┌──

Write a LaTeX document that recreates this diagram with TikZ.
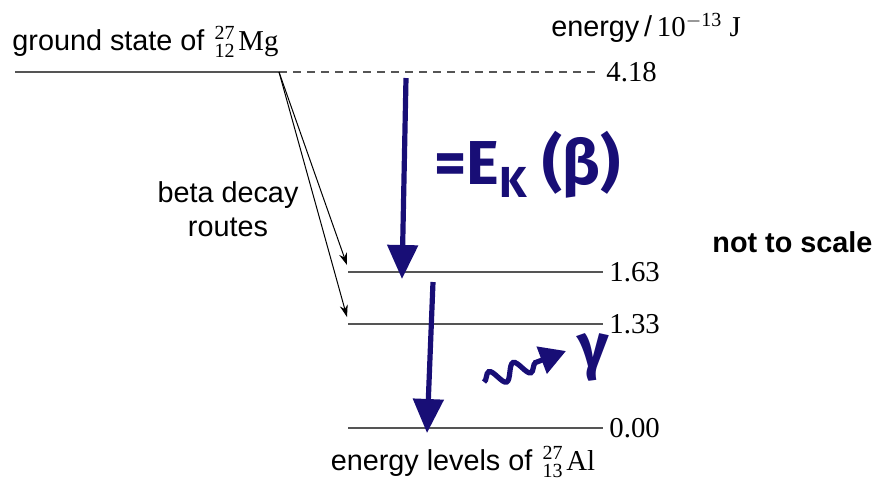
\documentclass[tikz,border=0pt]{standalone}
\usepackage{amsmath}
\usepackage{fontspec}
\setmainfont{Liberation Serif}
\setsansfont{Liberation Sans}
\newfontfamily\handfont{Fira Sans}
\usetikzlibrary{arrows.meta,decorations.pathmorphing}
\definecolor{pen}{RGB}{24,14,118}
\definecolor{levelgray}{RGB}{85,85,85}
\newcommand{\nucl}[3]{\hspace{0.35em}\ensuremath{^{\text{#1}}_{\text{#2}}}\hspace{0.1em}#3}
\tikzset{
  level/.style={
    draw = levelgray,
    line width = 1.1pt
  },
  groundext/.style={
    draw = levelgray,
    line width = 0.6pt,
    dash pattern = on 4pt off 3pt
  },
  value/.style={
    anchor = west,
    inner sep = 3pt,
    font = \rmfamily\fontsize{14.4}{17}\selectfont
  },
  caption/.style={
    inner sep = 0pt,
    font = \sffamily\fontsize{14.4}{17}\selectfont
  },
  route/.style={
    draw,
    line width = 0.5pt,
    -{Stealth[length=6pt,width=4pt]}
  },
  handarrow/.style={
    draw = pen,
    line width = 2.6pt,
    -{Triangle[length=17pt,width=15pt]}
  },
  handtext/.style={
    text = pen,
    inner sep = 0pt,
    font = \handfont\bfseries\fontsize{31}{34}\selectfont
  }
}
\begin{document}
\begin{tikzpicture}[x=0.5pt,y=-0.5pt]
  \useasboundingbox (0,0) rectangle (874,479);
  % ground state of Mg
  \coordinate (g0) at (15,72);
  \coordinate (gk) at (279,72);
  \coordinate (g1) at (600,72);
  \draw[level] (g0) -- (gk);
  \draw[groundext] (gk) -- (g1);
  \node[value] (v418) at (g1) {4.18};
  % levels of Al
  \foreach \y/\v/\n in {272/1.63/a, 324/1.33/b, 428/0.00/c}{
    \coordinate (\n0) at (348,\y);
    \coordinate (\n1) at (603,\y);
    \draw[level] (\n0) -- (\n1);
    \node[value] (v\n) at (\n1) {\v};
  }
  % labels
  \node[caption, anchor=west] (mg) at (12,42) {ground state of\rmfamily\nucl{27}{12}{Mg}};
  \node[caption] (unit) at (646,28) {energy\,/\,{\rmfamily 10$^{-\text{13}}$ J}};
  \node[caption, align=center] (routes) at (228,209) {beta decay\\routes};
  \node[caption, font=\sffamily\bfseries\fontsize{14.4}{17}\selectfont, anchor=west] (scale) at (712,242) {not to scale};
  \node[caption] (al) at (463,462) {energy levels of\rmfamily\nucl{27}{13}{Al}};
  % beta decay routes
  \coordinate (ra) at (347,265);
  \coordinate (rb) at (347,317);
  \draw[route] (gk) -- (ra);
  \draw[route] (gk) -- (rb);
  % hand annotations
  \coordinate (h0) at (406,78);
  \coordinate (h1) at (402,279);
  \coordinate (h2) at (433,282);
  \coordinate (h3) at (427,433);
  \draw[handarrow] (h0) -- (h1);
  \draw[handarrow] (h2) -- (h3);
  \node[handtext, anchor=west] (ek) at (434,165) {=E$_{\text{\handfont\bfseries K}}$ (β)};
  \coordinate (w0) at (484,382);
  \coordinate (w1) at (566,351);
  \draw[handarrow, -{Triangle[length=13pt,width=14pt]}, decorate,
    decoration={snake, amplitude=4pt, segment length=13pt, post length=10pt}] (w0) -- (w1);
  \node[handtext] (gam) at (593,357) {γ};
\end{tikzpicture}
\end{document}
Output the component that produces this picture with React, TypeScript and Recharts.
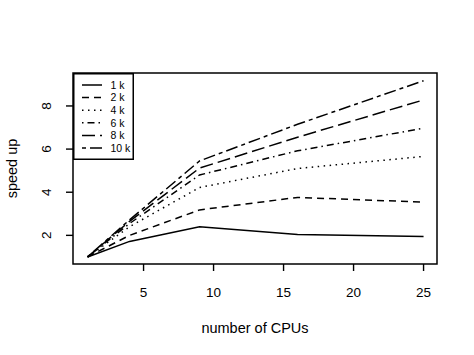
import React from 'react';
import {
  LineChart,
  Line,
  XAxis,
  YAxis,
  ReferenceArea,
  Legend,
  Label,
} from 'recharts';

// ─────────────────────────────────────────────
// DATA
// ─────────────────────────────────────────────

const CPUS = [1, 4, 9, 16, 25];

const SPEEDUP_1K = [1, 1.72, 2.4, 2.04, 1.95];
const SPEEDUP_2K = [1, 2.0, 3.18, 3.76, 3.54];
const SPEEDUP_4K = [1, 2.4, 4.22, 5.1, 5.66];
const SPEEDUP_6K = [1, 2.55, 4.8, 5.92, 6.97];
const SPEEDUP_8K = [1, 2.65, 5.12, 6.55, 8.28];
const SPEEDUP_10K = [1, 2.72, 5.45, 7.15, 9.17];

const SERIES_NAMES = ['1 k', '2 k', '4 k', '6 k', '8 k', '10 k'];
const SERIES_VALUES = [SPEEDUP_1K, SPEEDUP_2K, SPEEDUP_4K, SPEEDUP_6K, SPEEDUP_8K, SPEEDUP_10K];

const X_TICKS = [5, 10, 15, 20, 25];
const Y_TICKS = [2, 4, 6, 8];

// R-style axis ranges (data range extended by 4%)
const X_DOMAIN: [number, number] = [-0.04, 25.96];
const Y_DOMAIN: [number, number] = [0.672, 9.528];

// R lty patterns: solid, dashed, dotted, dotdash, longdash, twodash
const DASHES = ['', '7 5', '1.5 4.5', '1.5 4 7 4', '13 5', '4 4 12 4'];

const FONT = '"Liberation Sans", Arial, Helvetica, sans-serif';

const data = CPUS.map((cpu, i) => {
  const row: Record<string, number> = { cpu };
  SERIES_NAMES.forEach((name, s) => {
    row[name] = SERIES_VALUES[s][i];
  });
  return row;
});

// ─────────────────────────────────────────────
// CUSTOM PIECES
// ─────────────────────────────────────────────

function YTick(props: any) {
  const { x, y, payload } = props;
  return (
    <text
      x={x}
      y={y}
      transform={`rotate(-90, ${x}, ${y})`}
      textAnchor="middle"
      fontSize={13.5}
      fontFamily={FONT}
      fill="#000"
    >
      {payload.value}
    </text>
  );
}

function LegendBox() {
  const rowH = 12.6;
  return (
    <svg width={61} height={87} style={{ display: 'block' }}>
      <rect x={0.75} y={0.75} width={59.5} height={85.5} fill="#fff" stroke="#000" strokeWidth={1.5} />
      {SERIES_NAMES.map((name, i) => {
        const cy = 12 + i * rowH;
        return (
          <g key={name}>
            <line
              x1={9}
              x2={29}
              y1={cy}
              y2={cy}
              stroke="#000"
              strokeWidth={1.5}
              strokeDasharray={DASHES[i] || undefined}
            />
            <text x={37.5} y={cy + 3.7} fontSize={10.5} fontFamily={FONT} fill="#000">
              {name}
            </text>
          </g>
        );
      })}
    </svg>
  );
}

// ─────────────────────────────────────────────
// APP
// ─────────────────────────────────────────────

export default function App() {
  return (
    <div style={{ position: 'absolute', left: 0, top: 0, width: 474, height: 355, background: '#fff' }}>
      <LineChart
        width={474}
        height={355}
        data={data}
        margin={{ left: 13, right: 37, top: 73, bottom: 21 }}
      >
        <XAxis
          dataKey="cpu"
          type="number"
          domain={X_DOMAIN}
          ticks={X_TICKS}
          allowDataOverflow
          axisLine={false}
          tickLine={{ stroke: '#000', strokeWidth: 1.4 }}
          tickSize={7}
          tickMargin={16}
          height={70}
          tick={{ fontSize: 13.5, fontFamily: FONT, fill: '#000' }}
        >
          <Label
            content={(p: any) => {
              const vb = p.viewBox;
              return (
                <text
                  x={vb.x + vb.width / 2}
                  y={333}
                  textAnchor="middle"
                  fontSize={14.5}
                  fontFamily={FONT}
                  fill="#000"
                >
                  number of CPUs
                </text>
              );
            }}
          />
        </XAxis>
        <YAxis
          type="number"
          domain={Y_DOMAIN}
          ticks={Y_TICKS}
          allowDataOverflow
          axisLine={false}
          tickLine={{ stroke: '#000', strokeWidth: 1.4 }}
          tickSize={7}
          tickMargin={15}
          width={60}
          tick={<YTick />}
        >
          <Label
            content={(p: any) => {
              const vb = p.viewBox;
              const cy = vb.y + vb.height / 2;
              return (
                <text
                  x={16.8}
                  y={cy}
                  transform={`rotate(-90, 16.8, ${cy})`}
                  textAnchor="middle"
                  fontSize={14.5}
                  fontFamily={FONT}
                  fill="#000"
                >
                  speed up
                </text>
              );
            }}
          />
        </YAxis>
        <ReferenceArea
          x1={X_DOMAIN[0]}
          x2={X_DOMAIN[1]}
          y1={Y_DOMAIN[0]}
          y2={Y_DOMAIN[1]}
          fill="none"
          stroke="#000"
          strokeWidth={1.5}
          ifOverflow="visible"
        />
        {SERIES_NAMES.map((name, i) => (
          <Line
            key={name}
            dataKey={name}
            type="linear"
            stroke="#000"
            strokeWidth={1.5}
            strokeDasharray={DASHES[i] || undefined}
            dot={false}
            activeDot={false}
            isAnimationActive={false}
          />
        ))}
        <Legend
          layout="vertical"
          align="center"
          verticalAlign="middle"
          wrapperStyle={{ left: 73, top: 73, width: 61, height: 87 }}
          content={() => <LegendBox />}
        />
      </LineChart>
    </div>
  );
}
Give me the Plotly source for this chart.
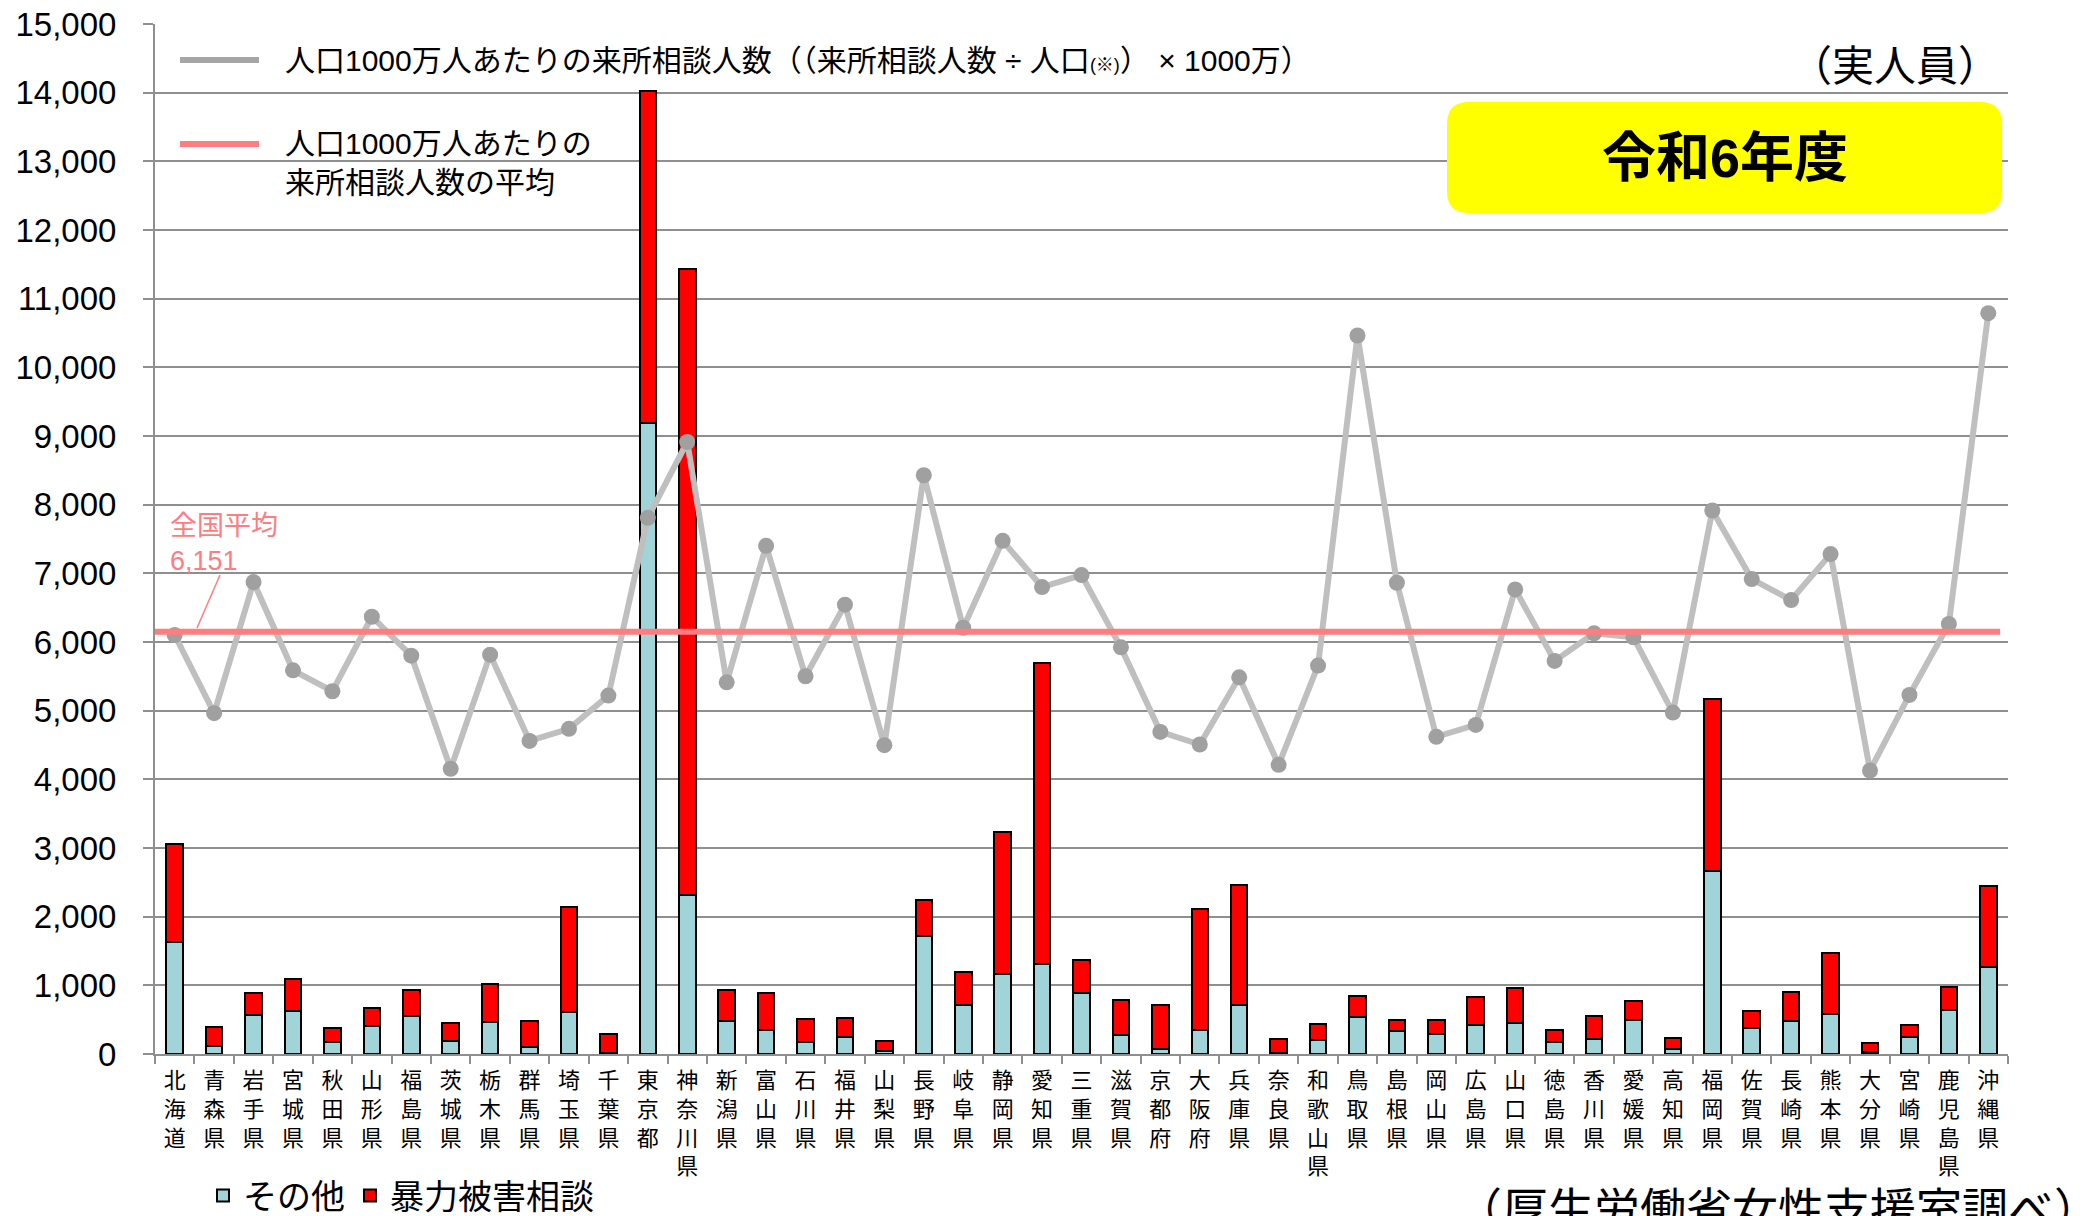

└──

* **Exercise prompt**: Pull out every line holding "this" from the records above, and copy it.

* **Correct output**:
Write a LaTeX document that recreates this diagram with TikZ.
Output the component that produces this picture with React, TypeScript and Recharts.
Give me the Plotly source for this chart.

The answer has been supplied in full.